**Task data:**
◆ ◆ ◆ ◆ ◆

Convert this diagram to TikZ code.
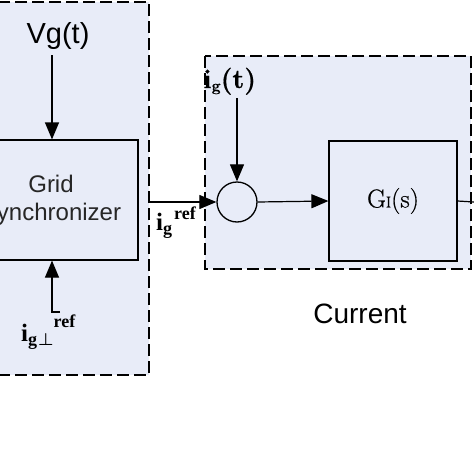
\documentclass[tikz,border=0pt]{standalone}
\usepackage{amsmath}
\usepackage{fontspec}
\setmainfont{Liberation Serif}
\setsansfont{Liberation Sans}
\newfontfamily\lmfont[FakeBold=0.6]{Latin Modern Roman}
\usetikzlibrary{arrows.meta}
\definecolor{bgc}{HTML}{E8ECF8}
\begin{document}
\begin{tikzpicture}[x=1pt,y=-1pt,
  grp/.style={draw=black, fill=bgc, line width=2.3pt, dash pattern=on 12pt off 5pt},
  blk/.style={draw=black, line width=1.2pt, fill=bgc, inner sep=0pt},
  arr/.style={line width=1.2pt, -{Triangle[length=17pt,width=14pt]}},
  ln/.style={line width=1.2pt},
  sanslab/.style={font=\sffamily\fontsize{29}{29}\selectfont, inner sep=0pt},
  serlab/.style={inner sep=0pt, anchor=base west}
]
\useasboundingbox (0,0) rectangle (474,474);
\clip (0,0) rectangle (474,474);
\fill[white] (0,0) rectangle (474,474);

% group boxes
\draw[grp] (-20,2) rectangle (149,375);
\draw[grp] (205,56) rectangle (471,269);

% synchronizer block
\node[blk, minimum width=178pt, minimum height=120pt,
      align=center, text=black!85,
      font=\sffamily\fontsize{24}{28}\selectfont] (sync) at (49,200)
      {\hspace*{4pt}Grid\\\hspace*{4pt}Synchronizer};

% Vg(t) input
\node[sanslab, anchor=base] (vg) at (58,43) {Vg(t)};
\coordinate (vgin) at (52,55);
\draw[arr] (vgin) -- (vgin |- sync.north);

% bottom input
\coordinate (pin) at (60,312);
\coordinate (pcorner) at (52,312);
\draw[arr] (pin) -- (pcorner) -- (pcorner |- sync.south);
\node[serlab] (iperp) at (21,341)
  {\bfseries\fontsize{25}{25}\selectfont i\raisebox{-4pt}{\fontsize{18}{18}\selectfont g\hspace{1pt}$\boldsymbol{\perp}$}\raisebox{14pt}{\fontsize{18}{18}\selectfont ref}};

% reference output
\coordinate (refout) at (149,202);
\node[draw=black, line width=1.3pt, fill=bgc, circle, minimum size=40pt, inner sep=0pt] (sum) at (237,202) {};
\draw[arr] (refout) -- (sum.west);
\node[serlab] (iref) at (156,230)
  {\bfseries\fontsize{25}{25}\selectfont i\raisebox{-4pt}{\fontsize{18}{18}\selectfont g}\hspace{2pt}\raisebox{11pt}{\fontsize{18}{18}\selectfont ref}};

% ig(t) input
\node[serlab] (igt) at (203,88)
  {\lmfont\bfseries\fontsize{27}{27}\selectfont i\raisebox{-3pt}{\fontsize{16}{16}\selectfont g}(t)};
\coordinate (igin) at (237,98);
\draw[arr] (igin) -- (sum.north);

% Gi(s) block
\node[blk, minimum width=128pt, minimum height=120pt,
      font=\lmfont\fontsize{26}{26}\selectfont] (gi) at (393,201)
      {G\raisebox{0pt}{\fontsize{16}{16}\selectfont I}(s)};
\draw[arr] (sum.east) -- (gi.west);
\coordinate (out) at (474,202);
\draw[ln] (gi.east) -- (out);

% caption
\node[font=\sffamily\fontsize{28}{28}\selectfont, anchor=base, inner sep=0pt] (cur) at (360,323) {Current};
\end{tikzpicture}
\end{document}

◆ ◆ ◆ ◆ ◆

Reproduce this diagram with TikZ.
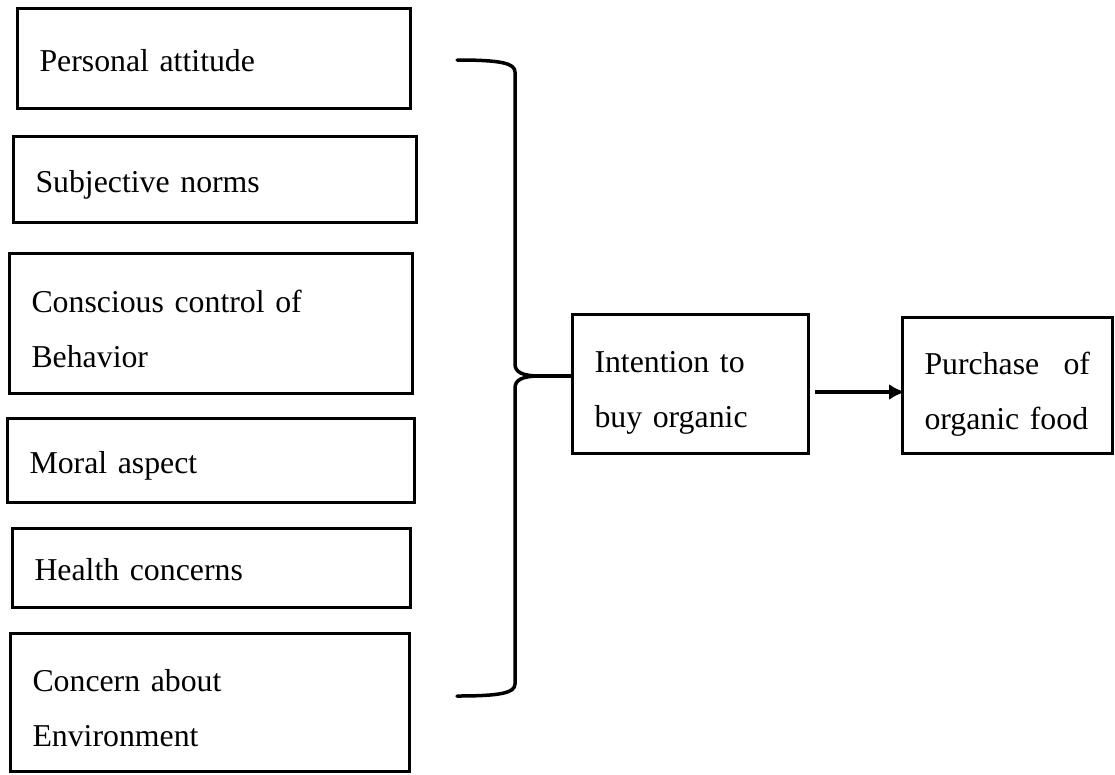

◆ ◆ ◆ ◆ ◆

**What is expected:**
Of the lines above, quote exactly those from the one with "Convert this diagram to TikZ code." through the one with "(igin) -- (sum.north);", ends included; pictures stay out.

**Finished answer:**
Convert this diagram to TikZ code.
\documentclass[tikz,border=0pt]{standalone}
\usepackage{amsmath}
\usepackage{fontspec}
\setmainfont{Liberation Serif}
\setsansfont{Liberation Sans}
\newfontfamily\lmfont[FakeBold=0.6]{Latin Modern Roman}
\usetikzlibrary{arrows.meta}
\definecolor{bgc}{HTML}{E8ECF8}
\begin{document}
\begin{tikzpicture}[x=1pt,y=-1pt,
  grp/.style={draw=black, fill=bgc, line width=2.3pt, dash pattern=on 12pt off 5pt},
  blk/.style={draw=black, line width=1.2pt, fill=bgc, inner sep=0pt},
  arr/.style={line width=1.2pt, -{Triangle[length=17pt,width=14pt]}},
  ln/.style={line width=1.2pt},
  sanslab/.style={font=\sffamily\fontsize{29}{29}\selectfont, inner sep=0pt},
  serlab/.style={inner sep=0pt, anchor=base west}
]
\useasboundingbox (0,0) rectangle (474,474);
\clip (0,0) rectangle (474,474);
\fill[white] (0,0) rectangle (474,474);

% group boxes
\draw[grp] (-20,2) rectangle (149,375);
\draw[grp] (205,56) rectangle (471,269);

% synchronizer block
\node[blk, minimum width=178pt, minimum height=120pt,
      align=center, text=black!85,
      font=\sffamily\fontsize{24}{28}\selectfont] (sync) at (49,200)
      {\hspace*{4pt}Grid\\\hspace*{4pt}Synchronizer};

% Vg(t) input
\node[sanslab, anchor=base] (vg) at (58,43) {Vg(t)};
\coordinate (vgin) at (52,55);
\draw[arr] (vgin) -- (vgin |- sync.north);

% bottom input
\coordinate (pin) at (60,312);
\coordinate (pcorner) at (52,312);
\draw[arr] (pin) -- (pcorner) -- (pcorner |- sync.south);
\node[serlab] (iperp) at (21,341)
  {\bfseries\fontsize{25}{25}\selectfont i\raisebox{-4pt}{\fontsize{18}{18}\selectfont g\hspace{1pt}$\boldsymbol{\perp}$}\raisebox{14pt}{\fontsize{18}{18}\selectfont ref}};

% reference output
\coordinate (refout) at (149,202);
\node[draw=black, line width=1.3pt, fill=bgc, circle, minimum size=40pt, inner sep=0pt] (sum) at (237,202) {};
\draw[arr] (refout) -- (sum.west);
\node[serlab] (iref) at (156,230)
  {\bfseries\fontsize{25}{25}\selectfont i\raisebox{-4pt}{\fontsize{18}{18}\selectfont g}\hspace{2pt}\raisebox{11pt}{\fontsize{18}{18}\selectfont ref}};

% ig(t) input
\node[serlab] (igt) at (203,88)
  {\lmfont\bfseries\fontsize{27}{27}\selectfont i\raisebox{-3pt}{\fontsize{16}{16}\selectfont g}(t)};
\coordinate (igin) at (237,98);
\draw[arr] (igin) -- (sum.north);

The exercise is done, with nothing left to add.